▸ **Aim**
Among the following entries, count the lines that contain "script" and report only the result.

▸ **Data to use**
>>>

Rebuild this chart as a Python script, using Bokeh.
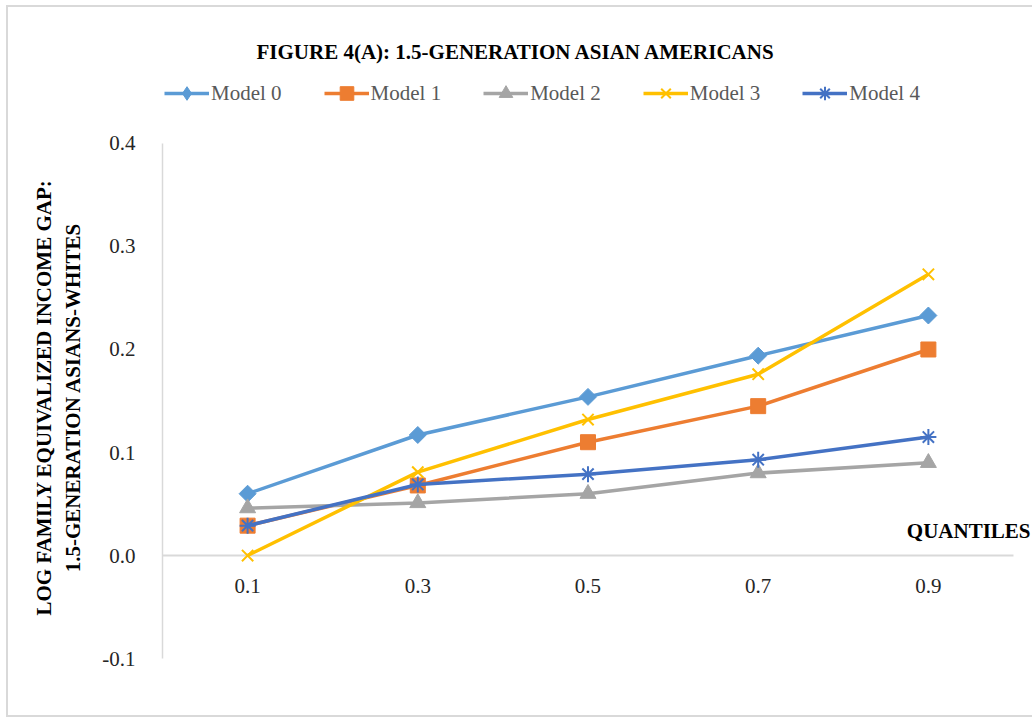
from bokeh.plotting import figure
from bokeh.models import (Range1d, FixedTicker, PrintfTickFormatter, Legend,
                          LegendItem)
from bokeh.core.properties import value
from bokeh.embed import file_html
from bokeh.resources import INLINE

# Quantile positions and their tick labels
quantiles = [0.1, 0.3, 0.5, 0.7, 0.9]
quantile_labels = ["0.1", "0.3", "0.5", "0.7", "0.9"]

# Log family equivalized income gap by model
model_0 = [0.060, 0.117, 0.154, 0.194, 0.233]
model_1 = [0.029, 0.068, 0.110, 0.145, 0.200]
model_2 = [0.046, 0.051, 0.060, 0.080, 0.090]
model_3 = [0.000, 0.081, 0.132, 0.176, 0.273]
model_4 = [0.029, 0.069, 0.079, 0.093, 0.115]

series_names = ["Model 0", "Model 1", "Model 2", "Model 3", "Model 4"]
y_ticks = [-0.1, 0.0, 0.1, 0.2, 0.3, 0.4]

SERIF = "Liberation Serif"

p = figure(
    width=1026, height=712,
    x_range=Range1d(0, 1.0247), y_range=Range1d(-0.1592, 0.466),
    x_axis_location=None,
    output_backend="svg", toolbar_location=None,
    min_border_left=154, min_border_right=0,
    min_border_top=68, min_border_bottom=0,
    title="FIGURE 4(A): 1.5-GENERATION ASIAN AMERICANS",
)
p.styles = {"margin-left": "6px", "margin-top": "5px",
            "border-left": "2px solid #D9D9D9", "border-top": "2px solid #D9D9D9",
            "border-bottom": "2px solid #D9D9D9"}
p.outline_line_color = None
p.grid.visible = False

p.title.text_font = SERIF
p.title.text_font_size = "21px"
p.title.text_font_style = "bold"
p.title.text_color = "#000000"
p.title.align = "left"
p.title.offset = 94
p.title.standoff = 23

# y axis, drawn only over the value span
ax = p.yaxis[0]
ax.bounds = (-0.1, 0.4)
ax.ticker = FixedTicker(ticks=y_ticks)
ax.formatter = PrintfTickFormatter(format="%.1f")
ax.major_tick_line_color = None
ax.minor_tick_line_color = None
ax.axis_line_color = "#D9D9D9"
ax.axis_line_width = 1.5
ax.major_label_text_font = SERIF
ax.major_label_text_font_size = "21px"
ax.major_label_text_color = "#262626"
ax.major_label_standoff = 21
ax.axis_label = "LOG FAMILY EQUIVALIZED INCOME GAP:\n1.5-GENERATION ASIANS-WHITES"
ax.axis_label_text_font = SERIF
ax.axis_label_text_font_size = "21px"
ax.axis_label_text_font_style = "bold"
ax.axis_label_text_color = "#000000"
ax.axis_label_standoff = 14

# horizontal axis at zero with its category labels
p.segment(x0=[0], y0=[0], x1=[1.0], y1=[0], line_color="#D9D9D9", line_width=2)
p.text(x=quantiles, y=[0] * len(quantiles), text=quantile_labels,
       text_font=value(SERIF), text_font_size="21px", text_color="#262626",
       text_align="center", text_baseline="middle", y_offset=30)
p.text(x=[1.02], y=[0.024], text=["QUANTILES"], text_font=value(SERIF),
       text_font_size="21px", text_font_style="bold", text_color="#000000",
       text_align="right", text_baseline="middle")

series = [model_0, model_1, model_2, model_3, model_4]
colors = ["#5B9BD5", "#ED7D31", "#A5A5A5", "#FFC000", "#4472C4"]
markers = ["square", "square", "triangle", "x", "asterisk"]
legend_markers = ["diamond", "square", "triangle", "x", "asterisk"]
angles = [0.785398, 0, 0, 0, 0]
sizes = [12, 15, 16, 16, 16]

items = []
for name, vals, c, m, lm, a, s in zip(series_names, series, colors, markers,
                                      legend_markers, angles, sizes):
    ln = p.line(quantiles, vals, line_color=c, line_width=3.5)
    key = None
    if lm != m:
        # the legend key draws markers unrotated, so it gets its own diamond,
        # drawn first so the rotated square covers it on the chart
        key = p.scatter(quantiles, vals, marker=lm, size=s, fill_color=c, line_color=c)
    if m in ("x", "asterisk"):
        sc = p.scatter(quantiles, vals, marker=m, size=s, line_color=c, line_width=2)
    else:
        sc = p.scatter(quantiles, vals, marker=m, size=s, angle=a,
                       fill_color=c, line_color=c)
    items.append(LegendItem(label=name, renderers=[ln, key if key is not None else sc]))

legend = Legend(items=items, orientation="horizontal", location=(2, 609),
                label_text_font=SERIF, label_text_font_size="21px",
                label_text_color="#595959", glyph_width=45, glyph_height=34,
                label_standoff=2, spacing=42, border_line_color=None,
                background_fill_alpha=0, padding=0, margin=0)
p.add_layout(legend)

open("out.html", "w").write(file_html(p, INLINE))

<<<
>>>

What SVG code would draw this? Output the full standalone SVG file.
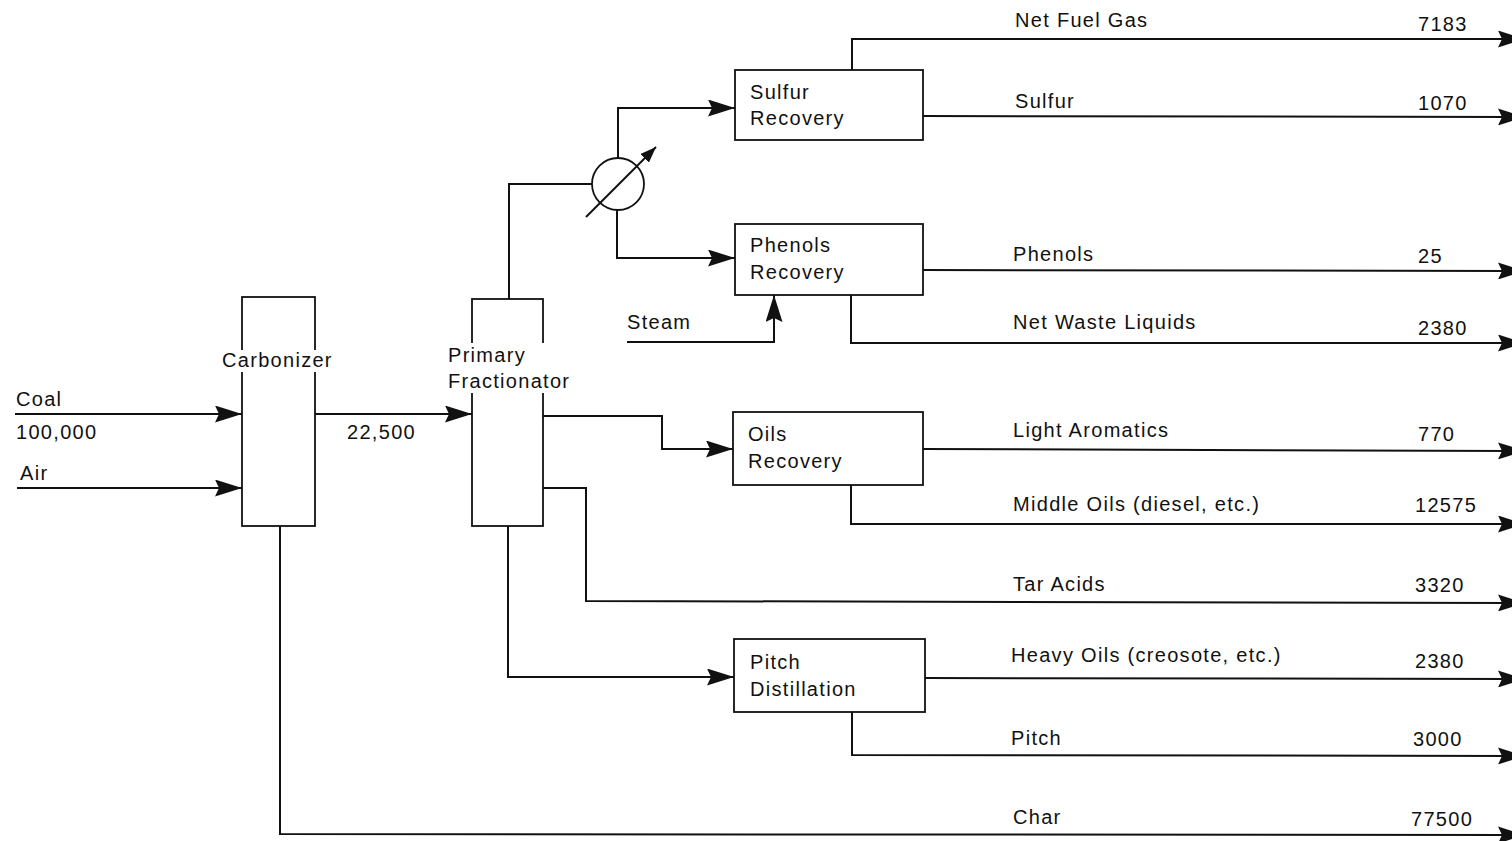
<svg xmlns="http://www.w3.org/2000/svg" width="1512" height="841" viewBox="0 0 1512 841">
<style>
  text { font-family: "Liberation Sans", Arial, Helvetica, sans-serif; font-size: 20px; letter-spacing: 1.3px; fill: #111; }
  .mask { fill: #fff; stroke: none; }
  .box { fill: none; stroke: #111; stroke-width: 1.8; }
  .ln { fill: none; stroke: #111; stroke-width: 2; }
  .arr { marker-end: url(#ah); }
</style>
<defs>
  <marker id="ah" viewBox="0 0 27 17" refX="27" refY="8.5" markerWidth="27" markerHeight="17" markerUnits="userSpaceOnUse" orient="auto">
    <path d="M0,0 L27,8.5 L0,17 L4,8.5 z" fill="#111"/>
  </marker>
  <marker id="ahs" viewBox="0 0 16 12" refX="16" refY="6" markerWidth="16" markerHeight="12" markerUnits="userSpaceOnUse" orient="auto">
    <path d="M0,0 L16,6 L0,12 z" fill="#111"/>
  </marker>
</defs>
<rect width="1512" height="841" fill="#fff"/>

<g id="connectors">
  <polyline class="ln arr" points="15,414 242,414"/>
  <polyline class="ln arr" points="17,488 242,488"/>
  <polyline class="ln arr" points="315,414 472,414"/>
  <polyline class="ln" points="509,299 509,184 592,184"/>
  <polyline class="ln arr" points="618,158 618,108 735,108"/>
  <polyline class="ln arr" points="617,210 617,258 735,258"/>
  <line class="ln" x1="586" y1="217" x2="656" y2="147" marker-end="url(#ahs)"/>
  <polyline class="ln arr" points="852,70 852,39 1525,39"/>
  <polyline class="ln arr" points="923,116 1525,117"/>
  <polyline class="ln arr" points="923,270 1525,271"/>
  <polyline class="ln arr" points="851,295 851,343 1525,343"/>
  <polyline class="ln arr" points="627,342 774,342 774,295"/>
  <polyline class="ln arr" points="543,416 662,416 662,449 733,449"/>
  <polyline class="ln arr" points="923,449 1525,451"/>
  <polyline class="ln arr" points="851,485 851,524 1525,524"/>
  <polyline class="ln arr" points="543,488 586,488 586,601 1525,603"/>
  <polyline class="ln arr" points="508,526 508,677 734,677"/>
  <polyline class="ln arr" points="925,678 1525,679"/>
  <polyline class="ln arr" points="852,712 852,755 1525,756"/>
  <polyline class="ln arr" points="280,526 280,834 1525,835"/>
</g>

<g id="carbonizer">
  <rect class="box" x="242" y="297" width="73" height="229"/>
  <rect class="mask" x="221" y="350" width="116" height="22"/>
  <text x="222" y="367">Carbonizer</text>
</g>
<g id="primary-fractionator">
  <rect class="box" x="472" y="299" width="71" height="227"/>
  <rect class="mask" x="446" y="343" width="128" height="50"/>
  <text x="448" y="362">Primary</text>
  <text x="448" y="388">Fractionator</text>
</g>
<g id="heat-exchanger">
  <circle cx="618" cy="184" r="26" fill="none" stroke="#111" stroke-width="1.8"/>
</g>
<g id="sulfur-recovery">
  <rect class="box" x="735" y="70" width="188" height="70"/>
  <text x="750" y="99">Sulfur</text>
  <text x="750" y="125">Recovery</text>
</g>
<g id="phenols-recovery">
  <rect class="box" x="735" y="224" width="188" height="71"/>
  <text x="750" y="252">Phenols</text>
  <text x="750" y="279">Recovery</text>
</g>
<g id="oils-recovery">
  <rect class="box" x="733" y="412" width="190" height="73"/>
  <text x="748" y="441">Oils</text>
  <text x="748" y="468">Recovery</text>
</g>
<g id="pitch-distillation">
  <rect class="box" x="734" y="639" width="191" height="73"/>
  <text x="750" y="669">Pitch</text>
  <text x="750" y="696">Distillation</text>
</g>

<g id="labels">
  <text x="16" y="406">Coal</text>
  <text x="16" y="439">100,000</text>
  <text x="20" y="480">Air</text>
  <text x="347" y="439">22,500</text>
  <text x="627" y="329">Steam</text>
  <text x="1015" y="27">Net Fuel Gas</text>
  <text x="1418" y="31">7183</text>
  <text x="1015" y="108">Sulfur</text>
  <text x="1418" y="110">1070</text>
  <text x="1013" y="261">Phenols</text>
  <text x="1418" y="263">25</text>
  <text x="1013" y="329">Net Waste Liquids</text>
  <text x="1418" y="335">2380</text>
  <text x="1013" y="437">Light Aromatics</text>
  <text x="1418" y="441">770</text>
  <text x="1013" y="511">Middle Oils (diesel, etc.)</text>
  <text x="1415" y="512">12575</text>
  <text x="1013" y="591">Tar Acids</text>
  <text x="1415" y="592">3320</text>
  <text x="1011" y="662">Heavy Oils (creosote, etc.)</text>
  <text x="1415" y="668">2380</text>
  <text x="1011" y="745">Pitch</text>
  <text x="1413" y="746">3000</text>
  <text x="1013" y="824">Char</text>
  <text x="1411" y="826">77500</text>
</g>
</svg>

<<<
>>>

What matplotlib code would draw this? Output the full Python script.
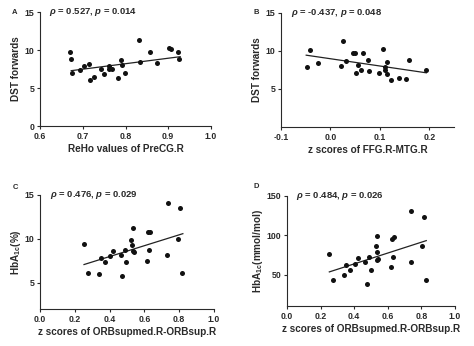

<<<

▸ **Exercise result**
2